The Court ruled that while schools are not entirely powerless to regulate off-campus speech, the First Amendment imposes significantly greater limits on that authority than it does on campus. Justice Breyer’s opinion identified three reasons for skepticism toward off-campus regulation: the speech normally falls under parental rather than school supervision, allowing schools to police both on-campus and off-campus expression could leave a student with no forum for that speech at all, and schools have their own interest in protecting the free exchange of unpopular ideas.8Oyez. Mahanoy Area School District v. B.L.
The student’s Snapchat post did not cause substantial disruption or threaten anyone, so the school’s punishment violated the First Amendment. The practical takeaway is that Tinker’s substantial disruption test can extend to off-campus digital speech, but schools face a heavier lift to justify regulation once the speech occurs outside school walls. Genuine threats, targeted harassment, and speech that causes demonstrable disruption to school operations may still be addressed. Punishing a student for blowing off steam on social media over the weekend will not survive judicial review.

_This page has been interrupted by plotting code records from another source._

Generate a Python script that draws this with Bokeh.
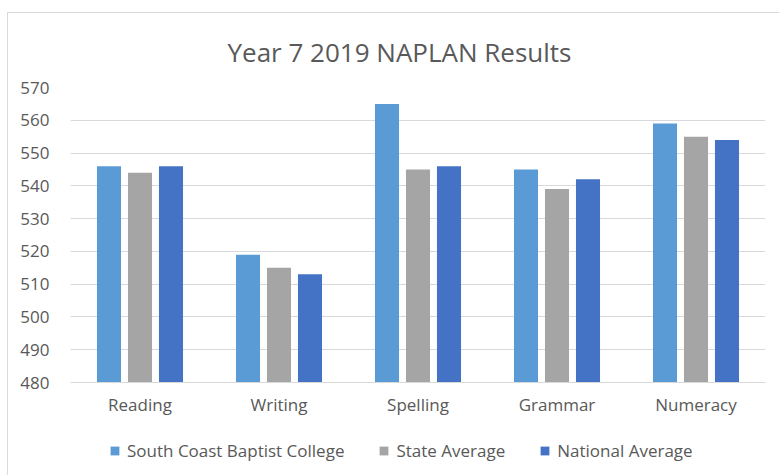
from bokeh.plotting import figure
from bokeh.layouts import column
from bokeh.models import ColumnDataSource, Range1d, FixedTicker, Legend, LegendItem
from bokeh.transform import dodge
from bokeh.embed import file_html
from bokeh.resources import INLINE

categories = ["Reading", "Writing", "Spelling", "Grammar", "Numeracy"]
school = [546, 519, 565, 545, 559]
state = [544, 515, 545, 539, 555]
national = [546, 513, 546, 542, 554]
series_names = ["South Coast Baptist College", "State Average", "National Average"]
y_ticks = [480, 490, 500, 510, 520, 530, 540, 550, 560, 570]

colors = ["#5B9BD5", "#A5A5A5", "#4472C4"]
TEXT = "#595959"
GRID = "#D9D9D9"
fields = ["school", "state", "national"]
offsets = [-0.223, 0.0, 0.223]

src = ColumnDataSource(dict(cat=categories, school=school, state=state, national=national))

# main chart
p = figure(x_range=categories, y_range=Range1d(480, 570), width=771, height=414,
           output_backend="svg", toolbar_location=None,
           min_border_left=62, min_border_right=14, min_border_top=74, min_border_bottom=45)

p.title.text = "Year 7 2019 NAPLAN Results"
p.title.align = "left"
p.title.text_font = "Open Sans"
p.title.text_font_size = "26px"
p.title.text_font_style = "normal"
p.title.text_color = TEXT
p.title.standoff = 36
p.title.offset = 157

for field, off, col in zip(fields, offsets, colors):
    p.vbar(x=dodge("cat", off, range=p.x_range), top=field, bottom=480, width=0.173,
           source=src, fill_color=col, line_color=None)

p.yaxis.ticker = FixedTicker(ticks=y_ticks)
p.yaxis.axis_line_color = None
p.yaxis.major_tick_line_color = None
p.yaxis.minor_tick_line_color = None
p.yaxis.major_label_standoff = 15
p.yaxis.major_label_text_font = "Open Sans"
p.yaxis.major_label_text_font_size = "17px"
p.yaxis.major_label_text_color = TEXT

p.xaxis.axis_line_color = GRID
p.xaxis.major_tick_line_color = None
p.xaxis.minor_tick_line_color = None
p.xaxis.major_label_standoff = 4
p.xaxis.major_label_text_font = "Open Sans"
p.xaxis.major_label_text_font_size = "17px"
p.xaxis.major_label_text_color = TEXT

p.xgrid.grid_line_color = None
p.ygrid.grid_line_color = GRID
p.ygrid.grid_line_width = 1
p.outline_line_color = None

# legend strip
lp = figure(x_range=p.x_range, y_range=Range1d(480, 570), width=771, height=48,
            output_backend="svg", toolbar_location=None,
            x_axis_location=None, y_axis_location=None, min_border=0)
lp.outline_line_color = None
lp.grid.visible = False
leg_renderers = []
for field, off, col in zip(fields, offsets, colors):
    r = lp.vbar(x=dodge("cat", off, range=lp.x_range), top=field, bottom=480, width=0.173,
                source=src, fill_color=col, line_color=None, visible=False)
    leg_renderers.append(r)

legend = Legend(items=[LegendItem(label=n, renderers=[r]) for n, r in zip(series_names, leg_renderers)],
                orientation="horizontal", location=(39, 13),
                glyph_width=11, glyph_height=11, label_standoff=7, spacing=34,
                label_text_font="Open Sans", label_text_font_size="17px", label_text_color=TEXT,
                border_line_color=None, background_fill_alpha=0, margin=0, padding=6,
                inactive_fill_alpha=0)
lp.add_layout(legend, "center")

layout = column(p, lp, spacing=0)
layout.margin = (12, 0, 0, 7)
layout.styles = {"border-top": "1px solid #D9D9D9", "border-left": "1px solid #D9D9D9"}

open("out.html", "w").write(file_html(layout, INLINE))
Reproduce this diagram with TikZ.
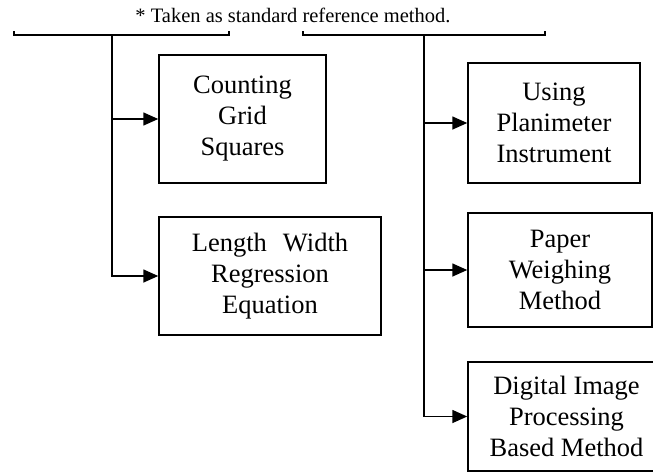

When a public school suppresses student speech in violation of the First Amendment, the student can file a federal lawsuit under 42 U.S.C. § 1983, which allows individuals to sue government officials who deprive them of constitutional rights while acting in their official capacity.9Office of the Law Revision Counsel. 42 USC 1983 – Civil Action for Deprivation of Rights
Available remedies include money damages and injunctive relief ordering the school to stop the unconstitutional policy. However, individual school officials often raise a defense called qualified immunity, which shields government employees from personal liability unless they violated a “clearly established” constitutional right. Because Tinker has been settled law since 1969, administrators who punish clearly protected passive expression have a harder time claiming they did not know the conduct was unconstitutional. Where a school policy obviously targets a specific political viewpoint or punishes nondisruptive speech with no evidence of interference, qualified immunity is unlikely to save the officials involved.